- What is needed: Transcribe every line exactly. Leave the pictures behind.

* Begin *

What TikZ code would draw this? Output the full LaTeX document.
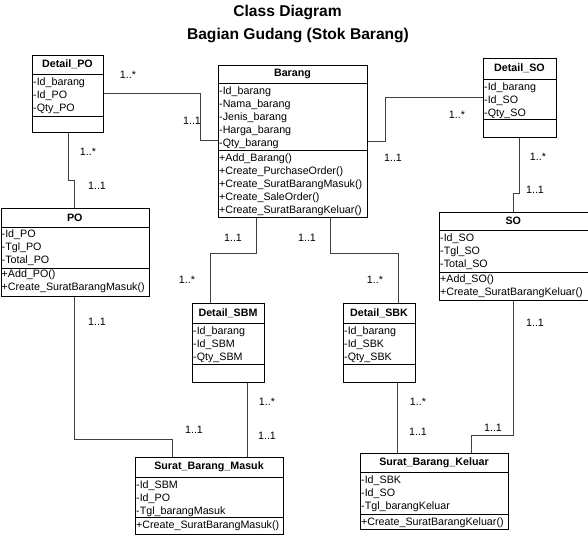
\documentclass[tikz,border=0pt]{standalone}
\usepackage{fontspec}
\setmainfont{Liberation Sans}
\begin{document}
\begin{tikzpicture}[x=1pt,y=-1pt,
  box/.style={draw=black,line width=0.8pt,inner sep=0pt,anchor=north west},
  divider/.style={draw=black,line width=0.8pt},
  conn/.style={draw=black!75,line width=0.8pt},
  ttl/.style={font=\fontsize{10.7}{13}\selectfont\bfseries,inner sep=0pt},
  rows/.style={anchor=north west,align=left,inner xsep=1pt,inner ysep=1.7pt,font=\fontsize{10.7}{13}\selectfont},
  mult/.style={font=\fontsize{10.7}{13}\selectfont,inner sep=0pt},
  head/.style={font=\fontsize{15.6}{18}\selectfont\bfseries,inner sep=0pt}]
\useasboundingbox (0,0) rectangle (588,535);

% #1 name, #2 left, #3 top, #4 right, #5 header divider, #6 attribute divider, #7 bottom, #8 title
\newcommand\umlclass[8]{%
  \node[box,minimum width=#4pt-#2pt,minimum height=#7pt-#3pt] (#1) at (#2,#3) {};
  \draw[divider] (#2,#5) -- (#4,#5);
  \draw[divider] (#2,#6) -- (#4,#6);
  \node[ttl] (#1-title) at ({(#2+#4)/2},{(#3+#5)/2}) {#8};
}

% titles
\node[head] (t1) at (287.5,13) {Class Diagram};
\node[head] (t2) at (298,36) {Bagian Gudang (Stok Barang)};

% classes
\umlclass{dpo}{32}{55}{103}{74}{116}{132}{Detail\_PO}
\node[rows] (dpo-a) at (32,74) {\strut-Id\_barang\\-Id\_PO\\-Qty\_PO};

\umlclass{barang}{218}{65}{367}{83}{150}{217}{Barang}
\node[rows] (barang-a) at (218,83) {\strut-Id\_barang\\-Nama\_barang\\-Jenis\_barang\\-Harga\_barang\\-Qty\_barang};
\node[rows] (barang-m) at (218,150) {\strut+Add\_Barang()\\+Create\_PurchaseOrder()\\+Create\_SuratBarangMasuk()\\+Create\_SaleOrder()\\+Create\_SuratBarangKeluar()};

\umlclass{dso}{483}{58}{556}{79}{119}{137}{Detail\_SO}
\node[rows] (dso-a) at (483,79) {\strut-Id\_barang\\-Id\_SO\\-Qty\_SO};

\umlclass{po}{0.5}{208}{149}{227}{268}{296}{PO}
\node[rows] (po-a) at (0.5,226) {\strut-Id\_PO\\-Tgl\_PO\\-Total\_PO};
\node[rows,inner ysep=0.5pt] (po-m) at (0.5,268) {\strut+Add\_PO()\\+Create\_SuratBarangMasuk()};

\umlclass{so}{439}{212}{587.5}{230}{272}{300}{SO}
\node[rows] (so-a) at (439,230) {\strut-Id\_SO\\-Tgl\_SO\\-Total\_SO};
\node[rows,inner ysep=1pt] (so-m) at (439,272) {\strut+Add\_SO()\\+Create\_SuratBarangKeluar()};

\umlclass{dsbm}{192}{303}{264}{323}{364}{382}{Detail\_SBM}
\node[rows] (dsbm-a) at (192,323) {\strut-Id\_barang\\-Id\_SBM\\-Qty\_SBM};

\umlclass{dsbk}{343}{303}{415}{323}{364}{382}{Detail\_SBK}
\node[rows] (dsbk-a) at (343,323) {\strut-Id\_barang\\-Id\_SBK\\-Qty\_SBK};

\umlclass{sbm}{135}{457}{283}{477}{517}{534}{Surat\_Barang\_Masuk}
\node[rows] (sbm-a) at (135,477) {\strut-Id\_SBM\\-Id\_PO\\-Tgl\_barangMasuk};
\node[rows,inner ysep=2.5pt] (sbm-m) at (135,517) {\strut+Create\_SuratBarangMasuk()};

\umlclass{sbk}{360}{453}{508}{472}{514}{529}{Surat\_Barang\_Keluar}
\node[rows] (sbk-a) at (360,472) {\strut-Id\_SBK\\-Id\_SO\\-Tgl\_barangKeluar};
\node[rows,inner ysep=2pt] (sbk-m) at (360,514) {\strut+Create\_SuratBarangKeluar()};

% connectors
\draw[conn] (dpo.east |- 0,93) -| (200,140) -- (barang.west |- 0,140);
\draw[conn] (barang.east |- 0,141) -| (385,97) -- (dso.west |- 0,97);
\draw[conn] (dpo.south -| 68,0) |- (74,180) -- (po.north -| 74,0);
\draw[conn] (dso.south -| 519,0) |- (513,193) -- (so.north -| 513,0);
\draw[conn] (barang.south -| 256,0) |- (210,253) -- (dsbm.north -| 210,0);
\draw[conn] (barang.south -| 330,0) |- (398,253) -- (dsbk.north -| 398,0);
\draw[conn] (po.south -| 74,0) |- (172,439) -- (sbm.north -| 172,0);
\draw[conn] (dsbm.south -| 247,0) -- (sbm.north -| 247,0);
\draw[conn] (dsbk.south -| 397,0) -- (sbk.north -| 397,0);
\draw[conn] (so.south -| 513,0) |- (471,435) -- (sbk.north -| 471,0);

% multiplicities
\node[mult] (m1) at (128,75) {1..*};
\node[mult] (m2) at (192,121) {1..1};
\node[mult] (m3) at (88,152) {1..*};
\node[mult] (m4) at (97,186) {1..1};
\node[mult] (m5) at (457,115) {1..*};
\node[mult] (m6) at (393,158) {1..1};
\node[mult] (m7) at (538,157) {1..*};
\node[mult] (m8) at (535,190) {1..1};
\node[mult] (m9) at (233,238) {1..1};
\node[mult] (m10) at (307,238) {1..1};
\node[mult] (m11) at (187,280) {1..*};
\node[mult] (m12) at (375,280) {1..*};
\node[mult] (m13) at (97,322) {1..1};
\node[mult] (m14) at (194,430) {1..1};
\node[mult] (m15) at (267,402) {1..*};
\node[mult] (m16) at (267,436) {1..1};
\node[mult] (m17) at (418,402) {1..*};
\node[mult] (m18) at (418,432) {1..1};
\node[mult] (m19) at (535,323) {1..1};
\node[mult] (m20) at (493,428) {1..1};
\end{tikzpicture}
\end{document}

* End *

- Solution:
What TikZ code would draw this? Output the full LaTeX document.
\documentclass[tikz,border=0pt]{standalone}
\usepackage{fontspec}
\setmainfont{Liberation Sans}
\begin{document}
\begin{tikzpicture}[x=1pt,y=-1pt,
  box/.style={draw=black,line width=0.8pt,inner sep=0pt,anchor=north west},
  divider/.style={draw=black,line width=0.8pt},
  conn/.style={draw=black!75,line width=0.8pt},
  ttl/.style={font=\fontsize{10.7}{13}\selectfont\bfseries,inner sep=0pt},
  rows/.style={anchor=north west,align=left,inner xsep=1pt,inner ysep=1.7pt,font=\fontsize{10.7}{13}\selectfont},
  mult/.style={font=\fontsize{10.7}{13}\selectfont,inner sep=0pt},
  head/.style={font=\fontsize{15.6}{18}\selectfont\bfseries,inner sep=0pt}]
\useasboundingbox (0,0) rectangle (588,535);

% #1 name, #2 left, #3 top, #4 right, #5 header divider, #6 attribute divider, #7 bottom, #8 title
\newcommand\umlclass[8]{%
  \node[box,minimum width=#4pt-#2pt,minimum height=#7pt-#3pt] (#1) at (#2,#3) {};
  \draw[divider] (#2,#5) -- (#4,#5);
  \draw[divider] (#2,#6) -- (#4,#6);
  \node[ttl] (#1-title) at ({(#2+#4)/2},{(#3+#5)/2}) {#8};
}

% titles
\node[head] (t1) at (287.5,13) {Class Diagram};
\node[head] (t2) at (298,36) {Bagian Gudang (Stok Barang)};

% classes
\umlclass{dpo}{32}{55}{103}{74}{116}{132}{Detail\_PO}
\node[rows] (dpo-a) at (32,74) {\strut-Id\_barang\\-Id\_PO\\-Qty\_PO};

\umlclass{barang}{218}{65}{367}{83}{150}{217}{Barang}
\node[rows] (barang-a) at (218,83) {\strut-Id\_barang\\-Nama\_barang\\-Jenis\_barang\\-Harga\_barang\\-Qty\_barang};
\node[rows] (barang-m) at (218,150) {\strut+Add\_Barang()\\+Create\_PurchaseOrder()\\+Create\_SuratBarangMasuk()\\+Create\_SaleOrder()\\+Create\_SuratBarangKeluar()};

\umlclass{dso}{483}{58}{556}{79}{119}{137}{Detail\_SO}
\node[rows] (dso-a) at (483,79) {\strut-Id\_barang\\-Id\_SO\\-Qty\_SO};

\umlclass{po}{0.5}{208}{149}{227}{268}{296}{PO}
\node[rows] (po-a) at (0.5,226) {\strut-Id\_PO\\-Tgl\_PO\\-Total\_PO};
\node[rows,inner ysep=0.5pt] (po-m) at (0.5,268) {\strut+Add\_PO()\\+Create\_SuratBarangMasuk()};

\umlclass{so}{439}{212}{587.5}{230}{272}{300}{SO}
\node[rows] (so-a) at (439,230) {\strut-Id\_SO\\-Tgl\_SO\\-Total\_SO};
\node[rows,inner ysep=1pt] (so-m) at (439,272) {\strut+Add\_SO()\\+Create\_SuratBarangKeluar()};

\umlclass{dsbm}{192}{303}{264}{323}{364}{382}{Detail\_SBM}
\node[rows] (dsbm-a) at (192,323) {\strut-Id\_barang\\-Id\_SBM\\-Qty\_SBM};

\umlclass{dsbk}{343}{303}{415}{323}{364}{382}{Detail\_SBK}
\node[rows] (dsbk-a) at (343,323) {\strut-Id\_barang\\-Id\_SBK\\-Qty\_SBK};

\umlclass{sbm}{135}{457}{283}{477}{517}{534}{Surat\_Barang\_Masuk}
\node[rows] (sbm-a) at (135,477) {\strut-Id\_SBM\\-Id\_PO\\-Tgl\_barangMasuk};
\node[rows,inner ysep=2.5pt] (sbm-m) at (135,517) {\strut+Create\_SuratBarangMasuk()};

\umlclass{sbk}{360}{453}{508}{472}{514}{529}{Surat\_Barang\_Keluar}
\node[rows] (sbk-a) at (360,472) {\strut-Id\_SBK\\-Id\_SO\\-Tgl\_barangKeluar};
\node[rows,inner ysep=2pt] (sbk-m) at (360,514) {\strut+Create\_SuratBarangKeluar()};

% connectors
\draw[conn] (dpo.east |- 0,93) -| (200,140) -- (barang.west |- 0,140);
\draw[conn] (barang.east |- 0,141) -| (385,97) -- (dso.west |- 0,97);
\draw[conn] (dpo.south -| 68,0) |- (74,180) -- (po.north -| 74,0);
\draw[conn] (dso.south -| 519,0) |- (513,193) -- (so.north -| 513,0);
\draw[conn] (barang.south -| 256,0) |- (210,253) -- (dsbm.north -| 210,0);
\draw[conn] (barang.south -| 330,0) |- (398,253) -- (dsbk.north -| 398,0);
\draw[conn] (po.south -| 74,0) |- (172,439) -- (sbm.north -| 172,0);
\draw[conn] (dsbm.south -| 247,0) -- (sbm.north -| 247,0);
\draw[conn] (dsbk.south -| 397,0) -- (sbk.north -| 397,0);
\draw[conn] (so.south -| 513,0) |- (471,435) -- (sbk.north -| 471,0);

% multiplicities
\node[mult] (m1) at (128,75) {1..*};
\node[mult] (m2) at (192,121) {1..1};
\node[mult] (m3) at (88,152) {1..*};
\node[mult] (m4) at (97,186) {1..1};
\node[mult] (m5) at (457,115) {1..*};
\node[mult] (m6) at (393,158) {1..1};
\node[mult] (m7) at (538,157) {1..*};
\node[mult] (m8) at (535,190) {1..1};
\node[mult] (m9) at (233,238) {1..1};
\node[mult] (m10) at (307,238) {1..1};
\node[mult] (m11) at (187,280) {1..*};
\node[mult] (m12) at (375,280) {1..*};
\node[mult] (m13) at (97,322) {1..1};
\node[mult] (m14) at (194,430) {1..1};
\node[mult] (m15) at (267,402) {1..*};
\node[mult] (m16) at (267,436) {1..1};
\node[mult] (m17) at (418,402) {1..*};
\node[mult] (m18) at (418,432) {1..1};
\node[mult] (m19) at (535,323) {1..1};
\node[mult] (m20) at (493,428) {1..1};
\end{tikzpicture}
\end{document}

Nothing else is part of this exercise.